Make sure you fully understand all aspects of your government’s individual retirement plans. In the U.S., this includes such structures as IRAs, 401Ks and Keoghs. If you anticipate severe system-wide financial and political stresses, you may decide to liquidate any such plans and pay whatever penalty is required. Why?
Because there are strings attached to the perk of having your money sheltered from taxes. You may do only what the government allows you to do with the money. It restricts certain investments and can change the list at any time. It charges a penalty for early withdrawal and can change the amount of the penalty at any time.
What is the worst that could happen?
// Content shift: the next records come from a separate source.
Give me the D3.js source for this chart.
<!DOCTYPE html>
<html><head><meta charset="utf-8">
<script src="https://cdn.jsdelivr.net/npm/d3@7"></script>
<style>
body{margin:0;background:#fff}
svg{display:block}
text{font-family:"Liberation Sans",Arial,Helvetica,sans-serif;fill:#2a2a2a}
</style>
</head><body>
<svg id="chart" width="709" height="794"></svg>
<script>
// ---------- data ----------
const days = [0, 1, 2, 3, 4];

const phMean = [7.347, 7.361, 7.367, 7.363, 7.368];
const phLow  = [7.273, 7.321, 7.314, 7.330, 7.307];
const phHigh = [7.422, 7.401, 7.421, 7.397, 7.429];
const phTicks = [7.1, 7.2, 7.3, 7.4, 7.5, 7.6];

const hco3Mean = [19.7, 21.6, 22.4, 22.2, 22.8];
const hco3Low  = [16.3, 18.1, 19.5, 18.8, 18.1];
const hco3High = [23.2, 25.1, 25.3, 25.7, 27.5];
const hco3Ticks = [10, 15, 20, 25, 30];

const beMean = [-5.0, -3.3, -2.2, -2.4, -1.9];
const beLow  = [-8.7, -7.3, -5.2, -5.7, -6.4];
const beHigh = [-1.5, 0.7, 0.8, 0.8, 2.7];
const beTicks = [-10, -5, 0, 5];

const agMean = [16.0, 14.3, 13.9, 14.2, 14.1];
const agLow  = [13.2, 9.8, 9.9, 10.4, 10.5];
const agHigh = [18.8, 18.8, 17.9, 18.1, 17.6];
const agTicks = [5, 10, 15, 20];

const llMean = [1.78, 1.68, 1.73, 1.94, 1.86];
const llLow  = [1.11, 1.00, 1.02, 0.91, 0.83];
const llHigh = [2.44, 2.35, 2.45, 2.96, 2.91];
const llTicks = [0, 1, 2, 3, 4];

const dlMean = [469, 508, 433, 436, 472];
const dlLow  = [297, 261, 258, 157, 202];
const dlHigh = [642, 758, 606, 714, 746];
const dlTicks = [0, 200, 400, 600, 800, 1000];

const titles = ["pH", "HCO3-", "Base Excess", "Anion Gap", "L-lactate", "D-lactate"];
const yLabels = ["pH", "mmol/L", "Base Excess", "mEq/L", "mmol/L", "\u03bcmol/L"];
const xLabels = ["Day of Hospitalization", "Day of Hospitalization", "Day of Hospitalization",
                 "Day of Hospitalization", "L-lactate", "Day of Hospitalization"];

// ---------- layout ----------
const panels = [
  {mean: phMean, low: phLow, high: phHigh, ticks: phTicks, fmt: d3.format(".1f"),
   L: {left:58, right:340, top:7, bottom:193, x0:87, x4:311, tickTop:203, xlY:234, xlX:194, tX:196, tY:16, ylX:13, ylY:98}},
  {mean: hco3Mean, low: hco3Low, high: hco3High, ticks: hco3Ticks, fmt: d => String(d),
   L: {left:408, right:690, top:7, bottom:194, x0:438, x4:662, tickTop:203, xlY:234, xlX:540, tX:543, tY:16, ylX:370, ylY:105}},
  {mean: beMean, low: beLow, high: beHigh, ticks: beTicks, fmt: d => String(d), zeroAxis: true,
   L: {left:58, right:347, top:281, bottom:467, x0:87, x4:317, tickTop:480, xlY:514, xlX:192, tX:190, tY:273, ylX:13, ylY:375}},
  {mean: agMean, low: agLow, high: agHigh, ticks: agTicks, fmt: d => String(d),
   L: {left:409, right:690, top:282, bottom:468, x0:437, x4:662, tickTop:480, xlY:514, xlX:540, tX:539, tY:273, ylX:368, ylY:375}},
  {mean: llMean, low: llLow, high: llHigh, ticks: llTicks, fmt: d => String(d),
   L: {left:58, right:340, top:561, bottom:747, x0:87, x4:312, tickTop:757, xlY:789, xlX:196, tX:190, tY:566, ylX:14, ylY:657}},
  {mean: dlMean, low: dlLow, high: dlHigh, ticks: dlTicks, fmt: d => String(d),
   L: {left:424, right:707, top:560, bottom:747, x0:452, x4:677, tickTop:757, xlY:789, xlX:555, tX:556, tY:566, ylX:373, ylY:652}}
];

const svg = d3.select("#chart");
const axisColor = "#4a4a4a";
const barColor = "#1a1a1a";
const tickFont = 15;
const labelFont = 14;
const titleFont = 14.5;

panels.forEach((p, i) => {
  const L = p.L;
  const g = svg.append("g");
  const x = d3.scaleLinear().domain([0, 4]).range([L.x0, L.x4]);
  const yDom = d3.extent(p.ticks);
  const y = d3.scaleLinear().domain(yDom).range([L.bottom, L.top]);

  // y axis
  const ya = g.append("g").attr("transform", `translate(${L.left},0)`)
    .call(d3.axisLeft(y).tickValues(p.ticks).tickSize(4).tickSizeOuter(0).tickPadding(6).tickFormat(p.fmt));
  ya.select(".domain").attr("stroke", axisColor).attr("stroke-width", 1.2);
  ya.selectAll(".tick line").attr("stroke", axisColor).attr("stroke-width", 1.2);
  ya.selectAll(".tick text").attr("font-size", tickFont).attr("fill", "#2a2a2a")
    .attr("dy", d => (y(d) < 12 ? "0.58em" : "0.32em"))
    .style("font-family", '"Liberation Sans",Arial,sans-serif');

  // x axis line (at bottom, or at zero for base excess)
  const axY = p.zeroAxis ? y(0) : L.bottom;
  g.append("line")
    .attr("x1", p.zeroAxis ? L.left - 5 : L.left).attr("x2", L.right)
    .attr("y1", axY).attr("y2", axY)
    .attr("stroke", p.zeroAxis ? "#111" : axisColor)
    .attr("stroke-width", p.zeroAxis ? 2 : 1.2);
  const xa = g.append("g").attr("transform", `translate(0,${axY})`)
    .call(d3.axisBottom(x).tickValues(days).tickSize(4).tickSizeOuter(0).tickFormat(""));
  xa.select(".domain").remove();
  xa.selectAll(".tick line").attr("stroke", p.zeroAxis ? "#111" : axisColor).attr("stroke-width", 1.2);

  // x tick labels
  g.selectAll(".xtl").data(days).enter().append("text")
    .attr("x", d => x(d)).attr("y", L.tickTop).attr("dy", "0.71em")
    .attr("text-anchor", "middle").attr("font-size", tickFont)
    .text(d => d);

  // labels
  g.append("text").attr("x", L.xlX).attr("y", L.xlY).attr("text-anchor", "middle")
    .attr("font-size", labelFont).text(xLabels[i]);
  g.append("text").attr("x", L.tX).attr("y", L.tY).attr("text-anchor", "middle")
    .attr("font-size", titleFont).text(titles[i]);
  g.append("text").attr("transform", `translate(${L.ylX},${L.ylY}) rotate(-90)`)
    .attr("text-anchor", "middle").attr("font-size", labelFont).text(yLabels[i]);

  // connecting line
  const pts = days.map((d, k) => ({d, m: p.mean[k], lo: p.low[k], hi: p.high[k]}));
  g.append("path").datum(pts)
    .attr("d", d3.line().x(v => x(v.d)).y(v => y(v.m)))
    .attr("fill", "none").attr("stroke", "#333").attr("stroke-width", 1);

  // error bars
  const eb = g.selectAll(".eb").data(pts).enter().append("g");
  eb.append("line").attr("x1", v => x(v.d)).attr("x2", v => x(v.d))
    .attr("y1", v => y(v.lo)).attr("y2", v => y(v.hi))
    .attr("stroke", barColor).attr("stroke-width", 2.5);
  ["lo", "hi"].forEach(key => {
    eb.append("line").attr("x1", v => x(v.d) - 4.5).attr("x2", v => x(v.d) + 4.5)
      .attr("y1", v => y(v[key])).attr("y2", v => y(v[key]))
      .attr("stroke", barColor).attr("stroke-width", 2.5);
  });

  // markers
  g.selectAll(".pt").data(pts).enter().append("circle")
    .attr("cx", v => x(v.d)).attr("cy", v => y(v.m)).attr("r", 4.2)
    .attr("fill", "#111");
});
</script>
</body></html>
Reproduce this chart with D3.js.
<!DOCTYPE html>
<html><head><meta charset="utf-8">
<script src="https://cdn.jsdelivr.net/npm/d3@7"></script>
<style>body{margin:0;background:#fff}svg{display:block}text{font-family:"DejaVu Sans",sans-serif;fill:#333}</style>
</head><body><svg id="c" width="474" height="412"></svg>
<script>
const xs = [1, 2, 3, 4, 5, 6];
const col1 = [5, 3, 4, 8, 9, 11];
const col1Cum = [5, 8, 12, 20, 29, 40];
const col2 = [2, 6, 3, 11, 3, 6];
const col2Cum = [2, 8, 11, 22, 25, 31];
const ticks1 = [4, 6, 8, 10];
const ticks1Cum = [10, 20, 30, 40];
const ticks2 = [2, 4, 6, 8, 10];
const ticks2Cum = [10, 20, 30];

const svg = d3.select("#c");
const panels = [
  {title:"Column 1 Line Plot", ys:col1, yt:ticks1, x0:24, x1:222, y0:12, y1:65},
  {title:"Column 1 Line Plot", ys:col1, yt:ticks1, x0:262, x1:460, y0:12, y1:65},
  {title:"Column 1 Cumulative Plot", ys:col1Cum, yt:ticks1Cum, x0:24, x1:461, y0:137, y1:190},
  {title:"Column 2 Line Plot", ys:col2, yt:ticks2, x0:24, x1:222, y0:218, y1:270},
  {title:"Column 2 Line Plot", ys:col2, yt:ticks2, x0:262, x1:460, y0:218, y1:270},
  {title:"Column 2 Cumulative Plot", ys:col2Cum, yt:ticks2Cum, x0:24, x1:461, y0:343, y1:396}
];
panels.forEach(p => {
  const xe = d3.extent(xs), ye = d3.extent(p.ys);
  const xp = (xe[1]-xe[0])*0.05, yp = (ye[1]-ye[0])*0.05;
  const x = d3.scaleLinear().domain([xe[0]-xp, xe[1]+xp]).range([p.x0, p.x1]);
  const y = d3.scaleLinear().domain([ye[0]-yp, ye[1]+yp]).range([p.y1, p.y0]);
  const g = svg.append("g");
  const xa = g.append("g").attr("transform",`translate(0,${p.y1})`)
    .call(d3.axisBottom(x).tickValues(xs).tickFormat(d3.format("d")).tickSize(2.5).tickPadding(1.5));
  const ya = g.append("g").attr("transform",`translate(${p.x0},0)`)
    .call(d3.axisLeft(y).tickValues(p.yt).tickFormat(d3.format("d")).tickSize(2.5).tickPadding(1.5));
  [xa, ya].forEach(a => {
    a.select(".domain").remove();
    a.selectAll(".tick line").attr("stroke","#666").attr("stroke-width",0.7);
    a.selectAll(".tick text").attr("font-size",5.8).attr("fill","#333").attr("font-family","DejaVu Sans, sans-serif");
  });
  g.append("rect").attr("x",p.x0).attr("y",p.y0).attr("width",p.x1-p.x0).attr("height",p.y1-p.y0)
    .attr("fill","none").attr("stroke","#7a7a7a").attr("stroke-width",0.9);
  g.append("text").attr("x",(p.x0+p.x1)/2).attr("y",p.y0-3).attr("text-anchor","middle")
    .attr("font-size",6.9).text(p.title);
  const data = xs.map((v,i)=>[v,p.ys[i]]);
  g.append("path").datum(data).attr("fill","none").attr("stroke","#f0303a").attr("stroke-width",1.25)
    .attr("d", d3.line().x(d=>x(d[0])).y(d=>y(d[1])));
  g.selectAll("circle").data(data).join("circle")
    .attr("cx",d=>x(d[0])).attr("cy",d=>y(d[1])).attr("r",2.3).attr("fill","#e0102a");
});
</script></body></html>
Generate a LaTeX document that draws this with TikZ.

In Argentina, the government continued to spend more than it took in until it went broke trying to pay the interest on its debt. In December 2001, it seized $2.3 billion dollars worth of deposits in private pension funds to pay its bills.
In the 1930s, the world heard a lot of populist rhetoric about why “rich” people should be plundered for the public good. It is easy to imagine such talk in the next crisis, directed at requiring wealthy people to forfeit their retirement savings for the good of the nation.
With the retirement setup in the U.S., the government need not be as direct as Argentina’s. It need merely assert, after a stock market fall decimates many people’s savings, that stocks are too risky to hold for retirement purposes. Under the guise of protecting you, it could ban stocks and perhaps other investments in tax-exempt pension plans and restrict assets to one category: “safe” long-term U.S. Treasury bonds.
Then it could raise the penalty of early withdrawal to 100 percent. Bingo. The government will have seized the entire $2 trillion — or what’s left of it given a crash — that today is held in government-sponsored, tax-deferred 401K private pension plans. I’m not saying it will happen, but it could, and wouldn’t you rather have your money safely under your own discretion?